Records with drawing code:

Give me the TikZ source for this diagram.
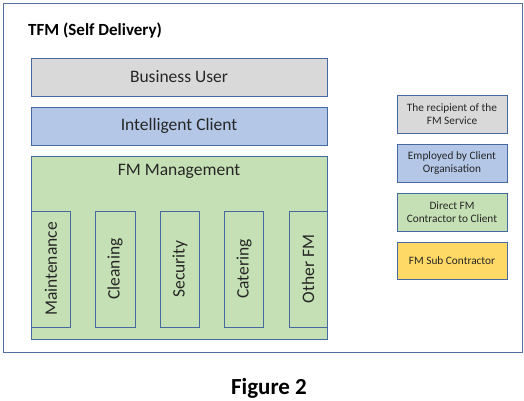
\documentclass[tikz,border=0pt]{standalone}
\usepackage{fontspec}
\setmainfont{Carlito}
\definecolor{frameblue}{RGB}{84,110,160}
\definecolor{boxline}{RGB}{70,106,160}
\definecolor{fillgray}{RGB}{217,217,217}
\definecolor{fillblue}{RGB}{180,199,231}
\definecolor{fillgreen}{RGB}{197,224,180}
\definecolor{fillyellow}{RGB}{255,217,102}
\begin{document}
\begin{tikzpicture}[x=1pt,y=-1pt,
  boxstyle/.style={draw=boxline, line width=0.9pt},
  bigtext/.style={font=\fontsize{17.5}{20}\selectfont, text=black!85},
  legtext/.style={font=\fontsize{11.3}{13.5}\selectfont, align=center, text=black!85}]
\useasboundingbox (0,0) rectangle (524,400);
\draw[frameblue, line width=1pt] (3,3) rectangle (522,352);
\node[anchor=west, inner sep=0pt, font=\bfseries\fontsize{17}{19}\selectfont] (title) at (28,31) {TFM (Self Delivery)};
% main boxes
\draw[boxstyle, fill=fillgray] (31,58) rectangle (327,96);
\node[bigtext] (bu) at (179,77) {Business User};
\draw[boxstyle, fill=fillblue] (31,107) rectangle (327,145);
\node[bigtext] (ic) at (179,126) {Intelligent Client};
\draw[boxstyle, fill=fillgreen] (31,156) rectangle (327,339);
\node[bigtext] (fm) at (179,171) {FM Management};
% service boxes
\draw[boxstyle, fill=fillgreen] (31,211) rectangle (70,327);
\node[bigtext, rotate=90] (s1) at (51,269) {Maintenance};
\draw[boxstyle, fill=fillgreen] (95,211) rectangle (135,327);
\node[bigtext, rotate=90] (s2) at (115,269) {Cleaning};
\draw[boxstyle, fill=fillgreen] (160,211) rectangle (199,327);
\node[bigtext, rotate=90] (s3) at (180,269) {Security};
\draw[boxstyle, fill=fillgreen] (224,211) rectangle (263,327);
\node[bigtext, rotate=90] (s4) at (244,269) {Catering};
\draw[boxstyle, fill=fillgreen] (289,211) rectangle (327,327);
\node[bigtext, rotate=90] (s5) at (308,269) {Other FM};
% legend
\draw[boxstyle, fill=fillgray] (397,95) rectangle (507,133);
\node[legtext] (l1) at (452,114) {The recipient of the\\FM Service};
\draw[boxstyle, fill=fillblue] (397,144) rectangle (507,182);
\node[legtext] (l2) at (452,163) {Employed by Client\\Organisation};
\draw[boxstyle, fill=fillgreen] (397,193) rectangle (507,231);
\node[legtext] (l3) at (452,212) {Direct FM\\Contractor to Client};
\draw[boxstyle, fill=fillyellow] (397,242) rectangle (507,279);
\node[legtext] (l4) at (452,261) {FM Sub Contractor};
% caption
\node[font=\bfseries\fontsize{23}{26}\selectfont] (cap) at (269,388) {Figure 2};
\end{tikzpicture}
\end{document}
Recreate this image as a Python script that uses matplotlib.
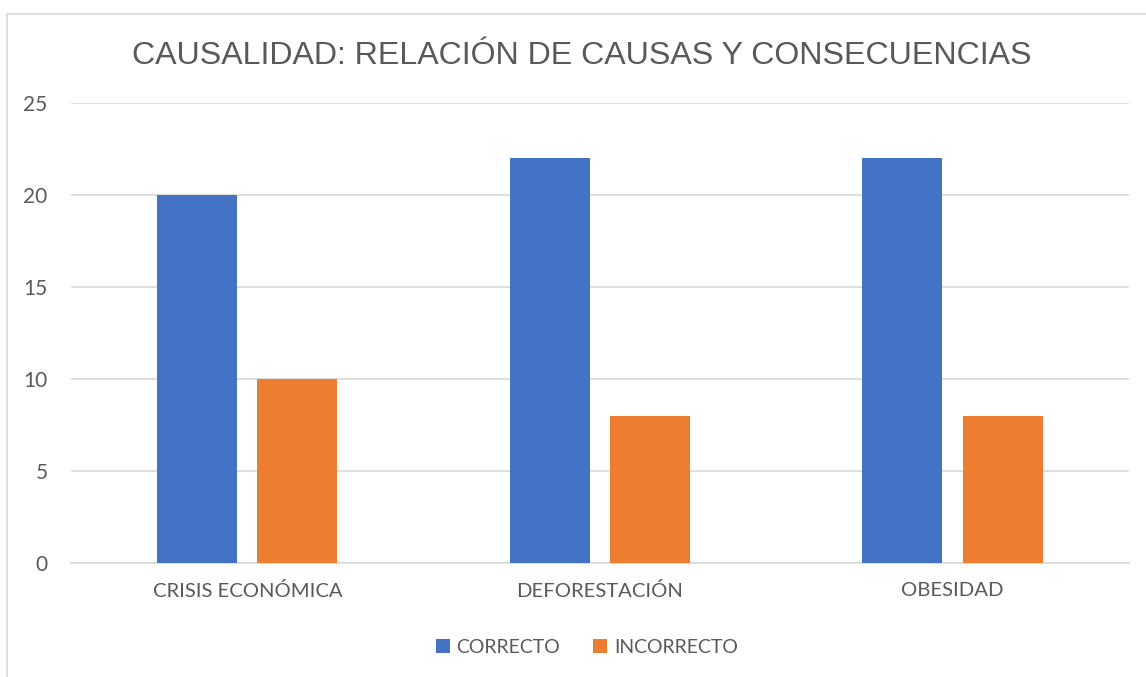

OBJECTIVE:
All of the records need repeating exactly, except for the pictures.

ANSWER FOR THE TASK:
Give me the TikZ source for this diagram.
\documentclass[tikz,border=0pt]{standalone}
\usepackage{fontspec}
\setmainfont{Carlito}
\definecolor{frameblue}{RGB}{84,110,160}
\definecolor{boxline}{RGB}{70,106,160}
\definecolor{fillgray}{RGB}{217,217,217}
\definecolor{fillblue}{RGB}{180,199,231}
\definecolor{fillgreen}{RGB}{197,224,180}
\definecolor{fillyellow}{RGB}{255,217,102}
\begin{document}
\begin{tikzpicture}[x=1pt,y=-1pt,
  boxstyle/.style={draw=boxline, line width=0.9pt},
  bigtext/.style={font=\fontsize{17.5}{20}\selectfont, text=black!85},
  legtext/.style={font=\fontsize{11.3}{13.5}\selectfont, align=center, text=black!85}]
\useasboundingbox (0,0) rectangle (524,400);
\draw[frameblue, line width=1pt] (3,3) rectangle (522,352);
\node[anchor=west, inner sep=0pt, font=\bfseries\fontsize{17}{19}\selectfont] (title) at (28,31) {TFM (Self Delivery)};
% main boxes
\draw[boxstyle, fill=fillgray] (31,58) rectangle (327,96);
\node[bigtext] (bu) at (179,77) {Business User};
\draw[boxstyle, fill=fillblue] (31,107) rectangle (327,145);
\node[bigtext] (ic) at (179,126) {Intelligent Client};
\draw[boxstyle, fill=fillgreen] (31,156) rectangle (327,339);
\node[bigtext] (fm) at (179,171) {FM Management};
% service boxes
\draw[boxstyle, fill=fillgreen] (31,211) rectangle (70,327);
\node[bigtext, rotate=90] (s1) at (51,269) {Maintenance};
\draw[boxstyle, fill=fillgreen] (95,211) rectangle (135,327);
\node[bigtext, rotate=90] (s2) at (115,269) {Cleaning};
\draw[boxstyle, fill=fillgreen] (160,211) rectangle (199,327);
\node[bigtext, rotate=90] (s3) at (180,269) {Security};
\draw[boxstyle, fill=fillgreen] (224,211) rectangle (263,327);
\node[bigtext, rotate=90] (s4) at (244,269) {Catering};
\draw[boxstyle, fill=fillgreen] (289,211) rectangle (327,327);
\node[bigtext, rotate=90] (s5) at (308,269) {Other FM};
% legend
\draw[boxstyle, fill=fillgray] (397,95) rectangle (507,133);
\node[legtext] (l1) at (452,114) {The recipient of the\\FM Service};
\draw[boxstyle, fill=fillblue] (397,144) rectangle (507,182);
\node[legtext] (l2) at (452,163) {Employed by Client\\Organisation};
\draw[boxstyle, fill=fillgreen] (397,193) rectangle (507,231);
\node[legtext] (l3) at (452,212) {Direct FM\\Contractor to Client};
\draw[boxstyle, fill=fillyellow] (397,242) rectangle (507,279);
\node[legtext] (l4) at (452,261) {FM Sub Contractor};
% caption
\node[font=\bfseries\fontsize{23}{26}\selectfont] (cap) at (269,388) {Figure 2};
\end{tikzpicture}
\end{document}
Recreate this image as a Python script that uses matplotlib.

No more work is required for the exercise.